What I find most interesting is the Updates section, which aggregates all the updates from your contacts, activity in groups you’ve joined, and news articles pulled in from third parties on the web. The interesting thing is the way it’s been styled: it’s very much like a digital magazine. LinkedIn wants you to open this thing up and sit and read through it.

And that’s important, because this section is only going to be interesting – I mean actually, genuinely inspiring – if you’re someone who makes heavy use of LinkedIn for the purpose of social networking. I don’t do that, and the result is an Updates section that looks, and reads, like the dullest in-flight magazine you’ve ever seen. It’s a bunch of very generic business-oriented articles (“Coping with email overload” and so on) that frankly isn’t going to have me rushing back for me.

Now, to be clear, the problem here isn’t LinkedIn, it’s me. I’m not engaged enough with LinkedIn to make this app shine to its full potential, and as a result it doesn’t really push my buttons.

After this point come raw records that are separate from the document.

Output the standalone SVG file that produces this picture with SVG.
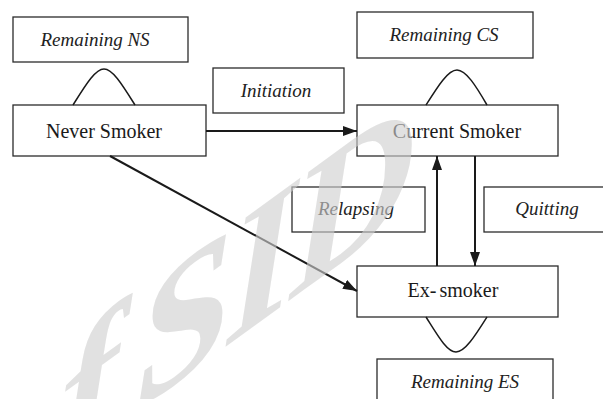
<svg xmlns="http://www.w3.org/2000/svg" width="603" height="399" viewBox="0 0 603 399">
<style>
.box{fill:#fff;stroke:#2b2b2b;stroke-width:1.3}
.lbl{font-family:"Liberation Serif","DejaVu Serif",serif;font-size:19px;font-style:italic;fill:#222;text-anchor:middle}
.nd{font-family:"Liberation Serif","DejaVu Serif",serif;font-size:20px;fill:#1a1a1a;text-anchor:middle}
.arch{fill:none;stroke:#1a1a1a;stroke-width:1.5}
.conn{fill:none;stroke:#1a1a1a;stroke-width:2}
.wm{font-family:"Liberation Serif","DejaVu Serif",serif;font-style:italic;font-weight:bold;font-size:175px;letter-spacing:-6px;word-spacing:-14px;fill:#cfcfcf;fill-opacity:0.62}
</style>
<defs>
<marker id="ah" markerUnits="userSpaceOnUse" markerWidth="14" markerHeight="10" refX="14" refY="5" orient="auto">
<path d="M0,0 L14,5 L0,10 z" fill="#1a1a1a"/>
</marker>
</defs>
<rect width="603" height="399" fill="#fff"/>
<g id="remaining-ns"><rect class="box" x="13" y="17" width="175" height="45"/><text class="lbl" x="95" y="46">Remaining NS</text></g>
<g id="never-smoker"><rect class="box" x="13" y="105" width="193" height="51"/><text class="nd" x="104" y="138">Never Smoker</text></g>
<g id="initiation"><rect class="box" x="213" y="68" width="131" height="45"/><text class="lbl" x="276" y="97">Initiation</text></g>
<g id="remaining-cs"><rect class="box" x="357" y="12" width="176" height="46"/><text class="lbl" x="444" y="41">Remaining CS</text></g>
<g id="current-smoker"><rect class="box" x="357" y="105" width="201" height="51"/><text class="nd" x="457" y="138">Current Smoker</text></g>
<g id="relapsing"><rect class="box" x="292" y="187" width="133" height="45"/><text class="lbl" x="356" y="215">Relapsing</text></g>
<g id="quitting"><rect class="box" x="484" y="187" width="130" height="45"/><text class="lbl" x="547" y="215">Quitting</text></g>
<g id="ex-smoker"><rect class="box" x="357" y="266" width="201" height="51"/><text class="nd" x="453" y="297">Ex-<tspan dx="3">smoker</tspan></text></g>
<g id="remaining-es"><rect class="box" x="377" y="359" width="176" height="50"/><text class="lbl" x="465" y="388">Remaining ES</text></g>
<g id="connectors">
<path class="arch" d="M73,105 C85,86 95,69 104,69 C113,69 123,86 135,105"/>
<path class="arch" d="M426,105 C438,86 448,70 457,70 C466,70 476,86 487,105"/>
<path class="arch" d="M426,317 C438,336 447,352 456,352 C465,352 475,336 487,317"/>
<line class="conn" x1="206" y1="131" x2="357" y2="131" marker-end="url(#ah)"/>
<line class="conn" x1="110" y1="156" x2="357" y2="291" marker-end="url(#ah)"/>
<line class="conn" x1="437" y1="266" x2="437" y2="156" marker-end="url(#ah)"/>
<line class="conn" x1="475" y1="156" x2="475" y2="266" marker-end="url(#ah)"/>
</g>
<text class="wm" transform="translate(60,467) skewY(-36)">f SID</text>
</svg>
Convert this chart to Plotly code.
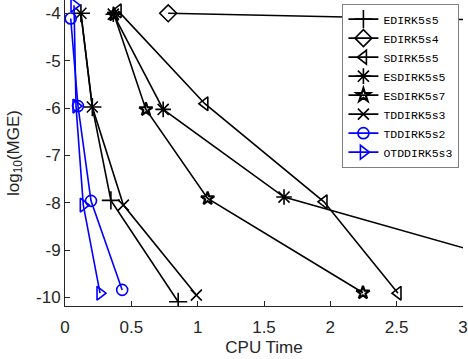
import plotly.graph_objects as go

# CPU time (x) and log10(MGE) (y) for each method
edirk5s5_x = [0.12, 0.206, 0.346, 0.853]
edirk5s5_y = [-4.0, -5.98, -7.95, -10.09]

edirk5s4_x = [0.778, 6.0]
edirk5s4_y = [-4.0, -4.31]

sdirk5s5_x = [0.40, 1.054, 1.952, 2.51]
sdirk5s5_y = [-3.95, -5.91, -7.98, -9.91]

esdirk5s5_x = [0.364, 0.74, 1.651, 4.3]
esdirk5s5_y = [-4.02, -6.03, -7.88, -9.98]

esdirk5s7_x = [0.37, 0.61, 1.075, 2.246]
esdirk5s7_y = [-4.03, -6.03, -7.91, -9.90]

tddirk5s3_x = [0.12, 0.206, 0.44, 0.99]
tddirk5s3_y = [-4.0, -5.98, -8.05, -9.95]

tddirk5s2_x = [0.043, 0.098, 0.196, 0.431]
tddirk5s2_y = [-4.11, -5.96, -7.96, -9.84]

otddirk5s3_x = [0.068, 0.083, 0.138, 0.264]
otddirk5s3_y = [-3.83, -5.96, -8.05, -9.91]

series = [
    ("EDIRK5s5", edirk5s5_x, edirk5s5_y, "cross-thin-open", "black", 13),
    ("EDIRK5s4", edirk5s4_x, edirk5s4_y, "diamond-open", "black", 13),
    ("SDIRK5s5", sdirk5s5_x, sdirk5s5_y, "triangle-left-open", "black", 12),
    ("ESDIRK5s5", esdirk5s5_x, esdirk5s5_y, "asterisk-open", "black", 13),
    ("ESDIRK5s7", esdirk5s7_x, esdirk5s7_y, "star-open", "black", 10),
    ("TDDIRK5s3", tddirk5s3_x, tddirk5s3_y, "x-thin-open", "black", 11),
    ("TDDIRK5s2", tddirk5s2_x, tddirk5s2_y, "circle-open", "blue", 11),
    ("OTDDIRK5s3", otddirk5s3_x, otddirk5s3_y, "triangle-right-open", "blue", 12),
]

fig = go.Figure()
for name, xs, ys, symbol, color, size in series:
    fig.add_trace(go.Scatter(
        x=xs, y=ys, name=name, mode="lines+markers",
        line=dict(color=color, width=1.6),
        marker=dict(symbol=symbol, size=size, color=color,
                    line=dict(color=color, width=2.2 if symbol == "star-open" else 1.6)),
    ))

axis_common = dict(
    showgrid=False, zeroline=False,
    showline=True, linecolor="#262626", linewidth=1,
    ticks="inside", ticklen=5, tickcolor="#262626",
    tickfont=dict(size=17, color="#262626"),
    ticklabeloverflow="allow",
    mirror=False,
)

fig.update_xaxes(
    range=[0, 3], tickvals=[0, 0.5, 1, 1.5, 2, 2.5, 3],
    ticktext=["0", "0.5", "1", "1.5", "2", "2.5", "3"],
    ticklabelstandoff=6,
    title=dict(text="CPU Time", font=dict(size=17, color="#262626"), standoff=4),
    **axis_common,
)
fig.update_yaxes(
    range=[-10.18, -3.72], tickvals=[-10, -9, -8, -7, -6, -5, -4],
    ticktext=["-10", "-9", "-8", "-7", "-6", "-5", "-4"],
    title=dict(text="log<sub>10</sub>(MGE)", font=dict(size=17, color="#262626"), standoff=12),
    **axis_common,
)

fig.update_layout(
    width=468, height=359,
    margin=dict(l=65, r=5, t=0, b=53),
    plot_bgcolor="white", paper_bgcolor="white",
    font=dict(family="Liberation Sans, Arial, sans-serif", color="#262626"),
    legend=dict(
        x=0.697, y=0.988, xanchor="left", yanchor="top",
        bgcolor="white", bordercolor="#7f7f7f", borderwidth=1,
        font=dict(family="Liberation Mono, monospace", size=11.5, color="black"),
        itemwidth=30, tracegroupgap=0,
    ),
)

fig.write_html(
    "out.html",
    config={"displayModeBar": False},
    post_script="document.body.style.margin = '0';",
)
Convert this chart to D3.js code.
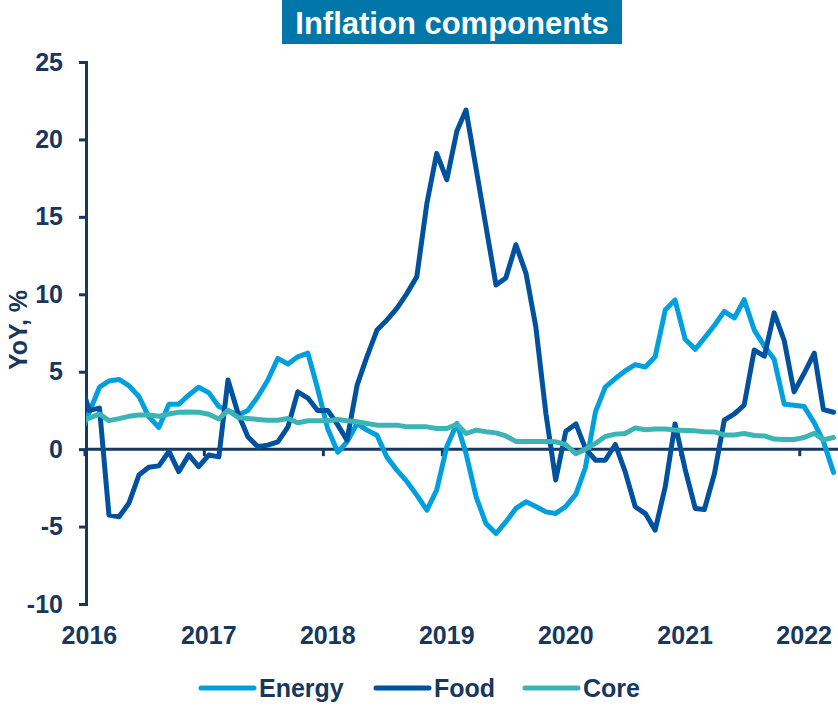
<!DOCTYPE html>
<html><head><meta charset="utf-8">
<script src="https://cdn.jsdelivr.net/npm/d3@7"></script>
<style>
html,body{margin:0;padding:0;background:#fff;}
svg{display:block;font-family:"Liberation Sans",Arial,sans-serif;font-weight:bold;}
</style></head>
<body><svg id="c" width="838" height="706"></svg>
<script>
// Monthly data, Dec 2015 .. Apr 2022 (Dec 2015 lies left of the axis and is clipped)
const startYear = 2015, startMonth = 11;
const energy = [0.8,
  2.4, 4.0, 4.4, 4.5, 4.1, 3.4, 2.1, 1.4, 2.9, 2.9, 3.5, 4.0,
  3.65, 2.75, 2.5, 2.2, 2.5, 3.4, 4.45, 5.86, 5.5, 5.96, 6.2, 3.9,
  1.3, -0.2, 0.47, 1.66, 1.23, 0.9, -0.5, -1.36, -2.1, -2.97, -3.94, -2.65,
  0.15, 1.66, -0.28, -3.08, -4.8, -5.45, -4.7, -3.83, -3.4, -3.7, -4.05, -4.15,
  -3.7, -2.9, -1.2, 2.41, 4.0, 4.56, 5.05, 5.46, 5.3, 5.96, 8.98, 9.63,
  7.1, 6.45, 7.17, 8.0, 8.9, 8.47, 9.65, 7.69, 6.65, 5.8, 2.9, 2.84,
  2.75, 1.7, 0.5, -1.5];
const food = [4.5,
  2.5, 2.65, -4.26, -4.37, -3.5, -1.67, -1.17, -1.08, -0.15, -1.45, -0.37, -1.13,
  -0.38, -0.5, 4.46, 2.3, 0.8, 0.15, 0.26, 0.47, 1.44, 3.7, 3.3, 2.5,
  2.5, 1.55, 0.58, 4.13, 5.96, 7.69, 8.33, 9.09, 10.06, 11.13, 15.87, 19.1,
  17.4, 20.55, 21.9, 18.1, 14.4, 10.6, 11.05, 13.2, 11.35, 7.9, 2.3, -2.0,
  1.15, 1.63, 0.05, -0.71, -0.71, 0.3, -1.45, -3.72, -4.16, -5.23, -2.43, 1.63,
  -1.3, -3.83, -3.9, -1.57, 1.87, 2.28, 2.84, 6.4, 6.0, 8.8, 7.0, 3.7,
  4.9, 6.2, 2.55, 2.38];
const core = [1.85,
  2.0, 2.27, 1.84, 1.97, 2.12, 2.2, 2.2, 2.12, 2.27, 2.38, 2.4, 2.38,
  2.25, 1.95, 2.5, 2.05, 1.98, 1.92, 1.87, 1.87, 1.98, 1.7, 1.83, 1.83,
  1.83, 1.92, 1.83, 1.77, 1.66, 1.55, 1.55, 1.55, 1.44, 1.44, 1.44, 1.33,
  1.33, 1.6, 1.01, 1.23, 1.12, 1.05, 0.85, 0.5, 0.5, 0.5, 0.5, 0.47,
  0.3, -0.3, 0.0, 0.37, 0.82, 0.97, 1.01, 1.37, 1.25, 1.3, 1.3, 1.23,
  1.2, 1.18, 1.12, 1.11, 0.92, 0.92, 1.01, 0.88, 0.85, 0.65, 0.62, 0.62,
  0.75, 1.03, 0.6, 0.75];
const seriesNames = ["Energy", "Food", "Core"];
const seriesColors = ["#00A0DF", "#00529E", "#3CB4B6"];
const yTicks = [-10, -5, 0, 5, 10, 15, 20, 25];
const yearLabels = ["2016", "2017", "2018", "2019", "2020", "2021", "2022"];
const titleText = "Inflation components";
const yTitle = "YoY, %";

const ink = "#17375E";
const svg = d3.select("#c");

const dates = energy.map((_, i) => new Date(startYear, startMonth + i, 16));
const x = d3.scaleTime().domain([new Date(2016, 0, 1), new Date(2022, 4, 1)]).range([84.5, 838.4]);
const y = d3.scaleLinear().domain([-10, 25]).range([604, 62]);

// title
const tb = svg.append("g");
tb.append("rect").attr("x", 282).attr("y", 0).attr("width", 340).attr("height", 44).attr("fill", "#0076A9");
tb.append("text").attr("x", 452).attr("y", 34).attr("text-anchor", "middle").attr("fill", "#fff")
  .attr("font-size", 31).text(titleText);

// clip
svg.append("clipPath").attr("id", "pc").append("rect")
  .attr("x", 86).attr("y", 40).attr("width", 760).attr("height", 600);

// y axis
const ya = svg.append("g").attr("transform", "translate(86,0)")
  .call(d3.axisLeft(y).tickValues(yTicks).tickSize(7).tickPadding(16).tickFormat(d => String(d)));
ya.select(".domain").attr("stroke", ink).attr("stroke-width", 3);
ya.selectAll(".tick line").attr("stroke", ink).attr("stroke-width", 3);
ya.selectAll(".tick text").attr("fill", ink).attr("font-size", 25).attr("font-weight", "bold")
  .attr("font-family", "Liberation Sans, Arial, sans-serif");

// y title
svg.append("text").attr("transform", "translate(27,330) rotate(-90)").attr("text-anchor", "middle")
  .attr("fill", ink).attr("font-size", 25).text(yTitle);

// x axis at zero
const yearTicks = d3.timeYear.range(new Date(2016, 0, 1), new Date(2022, 1, 1));
const xa = svg.append("g").attr("transform", `translate(0,${y(0)})`)
  .call(d3.axisBottom(x).tickValues(yearTicks).tickSize(7).tickFormat(""));
xa.select(".domain").attr("stroke", ink).attr("stroke-width", 3).attr("d", `M86,0H838`);
xa.selectAll(".tick line").attr("stroke", ink).attr("stroke-width", 3);

// year labels (centred on mid-January)
svg.append("g").selectAll("text").data(yearLabels).join("text")
  .attr("x", d => x(new Date(+d, 0, 16))).attr("y", 644).attr("text-anchor", "middle")
  .attr("fill", ink).attr("font-size", 25).text(d => d);

// lines
const allSeries = [energy, food, core];
const line = d3.line().x((d, i) => x(dates[i])).y(d => y(d));
const lg = svg.append("g").attr("clip-path", "url(#pc)");
allSeries.forEach((s, k) => {
  lg.append("path").datum(s).attr("d", line).attr("fill", "none")
    .attr("stroke", seriesColors[k]).attr("stroke-width", 5)
    .attr("stroke-linejoin", "round").attr("stroke-linecap", "round");
});

// legend
const legX = [201, 376, 525];
const leg = svg.append("g");
seriesNames.forEach((n, k) => {
  leg.append("line").attr("x1", legX[k]).attr("x2", legX[k] + 53).attr("y1", 688).attr("y2", 688)
    .attr("stroke", seriesColors[k]).attr("stroke-width", 5).attr("stroke-linecap", "round");
  leg.append("text").attr("x", legX[k] + 58).attr("y", 697).attr("fill", ink).attr("font-size", 25).text(n);
});
</script></body></html>
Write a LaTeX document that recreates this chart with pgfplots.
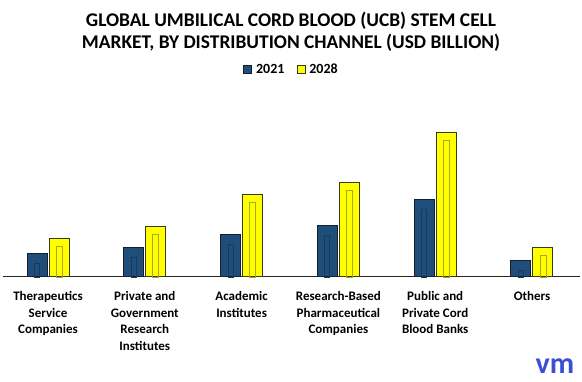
\documentclass[border=0pt]{standalone}
\usepackage{fontspec}
\setmainfont{Carlito}
\usepackage{pgfplots}
\usepackage{pgfplotstable}
\pgfplotsset{compat=1.18}
\definecolor{cblue}{HTML}{1F4E7A}
\definecolor{cblueedge}{HTML}{17202A}
\definecolor{cbluein}{HTML}{163A5E}
\definecolor{cyel}{HTML}{FFFF00}
\definecolor{cyeledge}{HTML}{3A3A14}
\definecolor{cyelin}{HTML}{A8A820}
\definecolor{logo}{HTML}{3A4ED6}
\pgfplotstableread{
x v2021 v2028
0 23 38
1 29 50
2 42 82
3 51 94
4 77 144
5 16 29
}\data
\pgfplotstableread{
x i2021 i2028
0 14 31
1 20 43
2 33 75
3 42 87
4 68 137
5 7 22
}\inner
\begin{document}
\begin{tikzpicture}[x=1pt,y=1pt]
\path[use as bounding box] (0,0) rectangle (582,382);
\node[font=\bfseries\fontsize{19.4}{22.5}\selectfont, align=center] at (291,350) {GLOBAL UMBILICAL CORD BLOOD (UCB) STEM CELL\\MARKET, BY DISTRIBUTION CHANNEL (USD BILLION)};
\node[font=\bfseries\fontsize{30}{30}\selectfont, text=logo] at (555,16) {vm};
\begin{axis}[
  at={(3pt,105pt)}, anchor=south west,
  scale only axis, width=577pt, height=150pt,
  xmin=-0.465, xmax=5.496, ymin=0, ymax=150,
  axis x line=bottom, axis y line=none,
  x axis line style={-, line width=1pt, black!85},
  xtick=data, xtick style={draw=none}, ytick=\empty,
  xticklabels={{Therapeutics\\Service\\Companies},{Private and\\Government\\Research\\Institutes},{Academic\\Institutes},{Research-Based\\Pharmaceutical\\Companies},{Public and\\Private Cord\\Blood Banks},{Others}},
  xticklabel style={font=\bfseries\fontsize{13}{16.5}\selectfont, align=center, yshift=-9pt},
  legend style={at={(0.5,1)}, anchor=south, yshift=48pt, draw=none, font=\bfseries\fontsize{14}{14}\selectfont, legend columns=2, /tikz/every even column/.append style={column sep=10pt}},
  legend image code/.code={\draw[#1, line width=0.8pt] (0pt,-4pt) rectangle (8pt,4pt); \path (10pt,0pt);},
  clip=false,
]
\addplot[ybar, bar width=20pt, bar shift=-11pt, fill=cblue, draw=cblueedge, line width=1pt] table[x=x, y=v2021] {\data};
\addlegendentry{2021}
\addplot[ybar, bar width=20pt, bar shift=11pt, fill=cyel, draw=cyeledge, line width=1pt] table[x=x, y=v2028] {\data};
\addlegendentry{2028}
\addplot[ybar, bar width=5pt, bar shift=-11pt, fill=none, draw=cbluein, line width=0.8pt, forget plot] table[x=x, y=i2021] {\inner};
\addplot[ybar, bar width=6pt, bar shift=11pt, fill=none, draw=cyelin, line width=0.8pt, forget plot] table[x=x, y=i2028] {\inner};
\end{axis}
\end{tikzpicture}
\end{document}
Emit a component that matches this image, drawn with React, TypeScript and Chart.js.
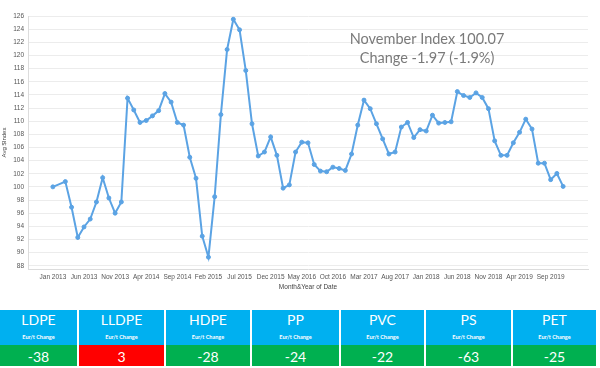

If you, like me, only go to LinkedIn to check out invites every now and again, you won’t get much from this app. You’re probably better off browsing LinkedIn’s mobile site when you feel the need.

But if, on the other hand, you spend a lot of time on LinkedIn for LinkedIn’s sake – well, you should certainly have this app installed, because it was made just for you.

Pro: Slick, smart, professional.

Con: Not for all LinkedIn users, only the very LinkedIn ones.